* START ROWS *

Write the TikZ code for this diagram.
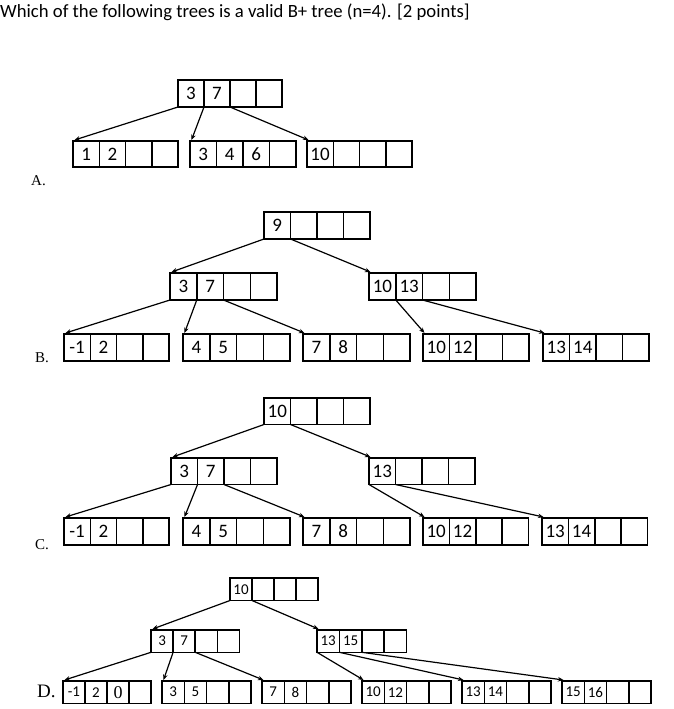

* END ROWS *
* START ROWS *

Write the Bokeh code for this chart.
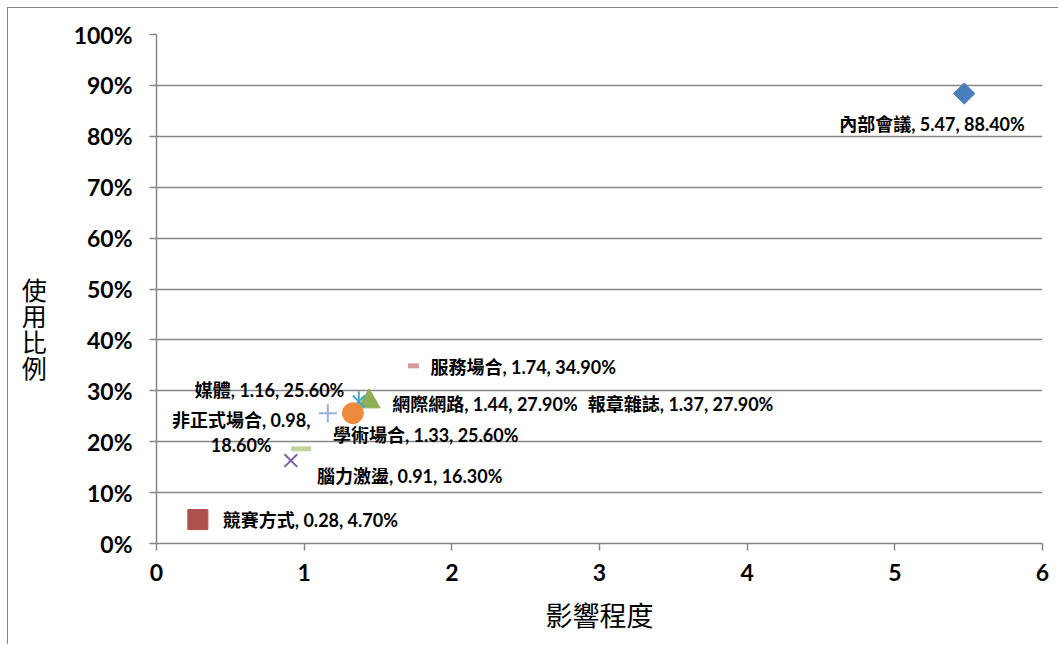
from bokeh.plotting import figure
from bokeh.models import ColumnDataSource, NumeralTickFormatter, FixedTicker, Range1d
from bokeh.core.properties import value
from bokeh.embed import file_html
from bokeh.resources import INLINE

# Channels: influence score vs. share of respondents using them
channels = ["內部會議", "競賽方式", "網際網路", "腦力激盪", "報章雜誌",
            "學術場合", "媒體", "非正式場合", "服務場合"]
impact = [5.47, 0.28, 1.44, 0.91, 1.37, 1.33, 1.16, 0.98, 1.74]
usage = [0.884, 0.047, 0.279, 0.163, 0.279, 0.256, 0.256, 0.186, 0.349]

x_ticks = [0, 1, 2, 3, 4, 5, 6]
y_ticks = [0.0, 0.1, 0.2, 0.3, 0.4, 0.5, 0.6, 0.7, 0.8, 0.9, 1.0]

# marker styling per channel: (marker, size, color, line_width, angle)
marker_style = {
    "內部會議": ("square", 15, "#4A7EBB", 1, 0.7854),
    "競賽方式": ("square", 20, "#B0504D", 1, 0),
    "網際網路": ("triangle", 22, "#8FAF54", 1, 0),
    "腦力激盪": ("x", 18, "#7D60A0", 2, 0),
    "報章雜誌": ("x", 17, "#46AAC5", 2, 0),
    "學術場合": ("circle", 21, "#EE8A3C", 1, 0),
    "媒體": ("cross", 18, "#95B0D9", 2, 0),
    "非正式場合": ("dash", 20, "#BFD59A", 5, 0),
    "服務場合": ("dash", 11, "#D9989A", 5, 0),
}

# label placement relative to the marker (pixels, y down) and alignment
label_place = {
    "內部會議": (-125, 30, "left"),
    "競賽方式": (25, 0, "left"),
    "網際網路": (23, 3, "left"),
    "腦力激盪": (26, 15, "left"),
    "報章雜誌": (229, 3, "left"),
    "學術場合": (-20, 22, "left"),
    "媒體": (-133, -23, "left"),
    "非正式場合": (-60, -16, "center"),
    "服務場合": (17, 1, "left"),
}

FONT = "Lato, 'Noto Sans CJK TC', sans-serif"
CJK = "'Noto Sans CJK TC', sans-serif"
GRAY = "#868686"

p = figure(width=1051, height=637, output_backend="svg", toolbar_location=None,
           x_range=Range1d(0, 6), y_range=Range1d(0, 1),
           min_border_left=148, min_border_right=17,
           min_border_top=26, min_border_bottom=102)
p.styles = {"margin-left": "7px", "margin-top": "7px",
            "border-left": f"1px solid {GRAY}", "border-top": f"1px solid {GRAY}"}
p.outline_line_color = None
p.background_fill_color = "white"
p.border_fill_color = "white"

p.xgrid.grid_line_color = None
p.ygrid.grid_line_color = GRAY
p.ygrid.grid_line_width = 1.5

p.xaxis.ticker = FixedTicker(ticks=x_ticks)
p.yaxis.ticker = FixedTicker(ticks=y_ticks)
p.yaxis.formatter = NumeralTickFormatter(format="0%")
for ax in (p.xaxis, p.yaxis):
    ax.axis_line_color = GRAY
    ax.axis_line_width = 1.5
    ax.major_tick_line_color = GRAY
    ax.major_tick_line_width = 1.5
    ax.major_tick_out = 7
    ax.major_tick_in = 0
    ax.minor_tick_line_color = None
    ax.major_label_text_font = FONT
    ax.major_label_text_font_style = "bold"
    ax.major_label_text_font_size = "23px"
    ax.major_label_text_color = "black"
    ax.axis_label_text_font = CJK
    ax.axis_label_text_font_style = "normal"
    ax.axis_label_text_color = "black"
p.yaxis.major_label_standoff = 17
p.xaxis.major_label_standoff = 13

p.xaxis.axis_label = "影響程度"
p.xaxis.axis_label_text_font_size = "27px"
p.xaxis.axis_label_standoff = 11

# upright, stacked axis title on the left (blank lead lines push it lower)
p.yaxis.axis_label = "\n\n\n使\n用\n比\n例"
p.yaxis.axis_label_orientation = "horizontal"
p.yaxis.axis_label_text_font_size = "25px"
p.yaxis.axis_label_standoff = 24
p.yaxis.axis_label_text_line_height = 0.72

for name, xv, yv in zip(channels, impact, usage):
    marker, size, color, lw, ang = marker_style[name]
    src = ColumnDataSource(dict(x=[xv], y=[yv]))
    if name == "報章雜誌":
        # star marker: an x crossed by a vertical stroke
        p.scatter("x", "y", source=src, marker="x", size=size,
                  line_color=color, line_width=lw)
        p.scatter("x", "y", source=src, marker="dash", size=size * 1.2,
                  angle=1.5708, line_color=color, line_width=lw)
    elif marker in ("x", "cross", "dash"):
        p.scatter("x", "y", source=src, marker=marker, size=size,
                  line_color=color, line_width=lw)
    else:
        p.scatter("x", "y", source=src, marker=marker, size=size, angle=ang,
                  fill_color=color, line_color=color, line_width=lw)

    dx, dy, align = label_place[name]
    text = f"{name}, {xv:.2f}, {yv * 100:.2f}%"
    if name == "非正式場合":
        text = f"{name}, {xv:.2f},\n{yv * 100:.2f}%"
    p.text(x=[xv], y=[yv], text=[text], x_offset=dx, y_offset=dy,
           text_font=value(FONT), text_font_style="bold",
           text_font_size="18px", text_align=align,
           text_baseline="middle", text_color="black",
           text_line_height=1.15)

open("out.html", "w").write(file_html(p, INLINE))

* END ROWS *
* START ROWS *

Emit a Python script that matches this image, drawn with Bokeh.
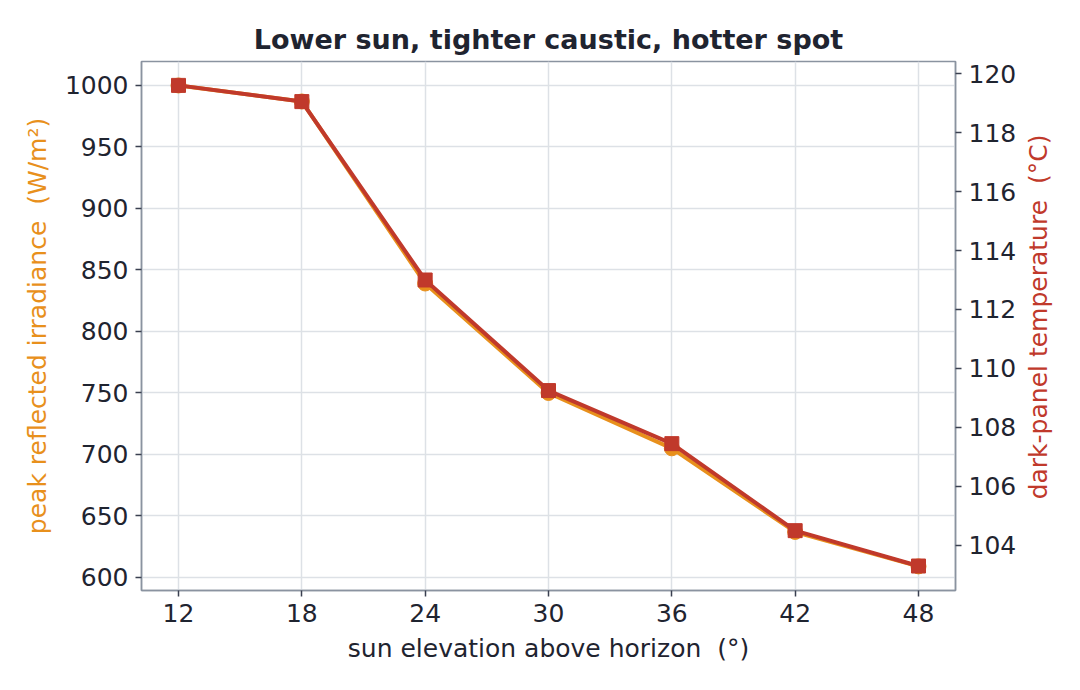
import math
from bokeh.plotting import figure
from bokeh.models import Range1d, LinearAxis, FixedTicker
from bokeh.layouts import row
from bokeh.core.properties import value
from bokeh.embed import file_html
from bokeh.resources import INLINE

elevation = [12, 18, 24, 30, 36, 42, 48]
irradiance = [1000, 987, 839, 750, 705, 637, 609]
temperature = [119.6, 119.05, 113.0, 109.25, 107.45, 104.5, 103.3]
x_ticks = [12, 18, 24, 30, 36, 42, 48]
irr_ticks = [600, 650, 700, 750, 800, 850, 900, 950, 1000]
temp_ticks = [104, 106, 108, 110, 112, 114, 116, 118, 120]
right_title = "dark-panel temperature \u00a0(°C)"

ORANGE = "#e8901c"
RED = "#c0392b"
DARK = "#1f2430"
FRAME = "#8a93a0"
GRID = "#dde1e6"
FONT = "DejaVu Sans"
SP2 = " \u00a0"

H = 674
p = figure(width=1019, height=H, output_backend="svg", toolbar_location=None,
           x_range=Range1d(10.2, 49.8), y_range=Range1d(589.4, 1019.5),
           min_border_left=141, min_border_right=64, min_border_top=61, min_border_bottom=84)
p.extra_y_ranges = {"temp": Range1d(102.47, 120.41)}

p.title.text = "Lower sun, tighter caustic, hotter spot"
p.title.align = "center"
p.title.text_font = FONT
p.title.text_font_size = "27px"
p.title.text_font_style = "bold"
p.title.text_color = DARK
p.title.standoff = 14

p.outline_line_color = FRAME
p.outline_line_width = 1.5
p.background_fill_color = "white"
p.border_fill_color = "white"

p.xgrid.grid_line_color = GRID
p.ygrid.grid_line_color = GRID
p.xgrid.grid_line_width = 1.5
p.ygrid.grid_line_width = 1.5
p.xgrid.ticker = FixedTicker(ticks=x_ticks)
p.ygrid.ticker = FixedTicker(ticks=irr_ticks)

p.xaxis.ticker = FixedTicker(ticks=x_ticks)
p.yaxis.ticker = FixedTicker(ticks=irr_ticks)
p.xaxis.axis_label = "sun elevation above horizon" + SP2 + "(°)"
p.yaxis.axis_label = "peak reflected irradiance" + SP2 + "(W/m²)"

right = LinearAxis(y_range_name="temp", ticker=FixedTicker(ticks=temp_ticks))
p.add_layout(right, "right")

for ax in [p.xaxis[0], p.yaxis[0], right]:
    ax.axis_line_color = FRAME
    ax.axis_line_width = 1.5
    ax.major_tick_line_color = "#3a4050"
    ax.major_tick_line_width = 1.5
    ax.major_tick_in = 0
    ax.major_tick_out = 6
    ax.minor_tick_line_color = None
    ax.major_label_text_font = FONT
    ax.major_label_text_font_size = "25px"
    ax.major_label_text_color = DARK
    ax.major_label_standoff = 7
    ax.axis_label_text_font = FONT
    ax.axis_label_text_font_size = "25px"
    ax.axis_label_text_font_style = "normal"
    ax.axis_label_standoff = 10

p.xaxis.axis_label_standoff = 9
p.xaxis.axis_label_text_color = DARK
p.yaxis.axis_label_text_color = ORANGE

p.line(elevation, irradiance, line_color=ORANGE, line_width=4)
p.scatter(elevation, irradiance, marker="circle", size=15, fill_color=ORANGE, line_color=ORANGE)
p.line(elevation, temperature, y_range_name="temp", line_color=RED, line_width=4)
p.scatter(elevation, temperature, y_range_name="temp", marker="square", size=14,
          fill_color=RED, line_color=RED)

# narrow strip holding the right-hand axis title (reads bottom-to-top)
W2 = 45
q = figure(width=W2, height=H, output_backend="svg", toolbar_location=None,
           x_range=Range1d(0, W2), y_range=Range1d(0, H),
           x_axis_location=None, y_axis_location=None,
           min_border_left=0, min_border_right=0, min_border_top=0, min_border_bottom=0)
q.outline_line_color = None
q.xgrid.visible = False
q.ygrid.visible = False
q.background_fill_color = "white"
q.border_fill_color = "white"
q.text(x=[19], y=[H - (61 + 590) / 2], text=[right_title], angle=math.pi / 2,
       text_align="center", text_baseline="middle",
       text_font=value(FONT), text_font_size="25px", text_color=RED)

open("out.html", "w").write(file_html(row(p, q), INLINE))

* END ROWS *

- _WHAT YOU SHOULD DO_
Take each line containing the string "this" and copy it out.

- _ANSWER TO THE PROBLEM_
Write the TikZ code for this diagram.
Write the Bokeh code for this chart.
Emit a Python script that matches this image, drawn with Bokeh.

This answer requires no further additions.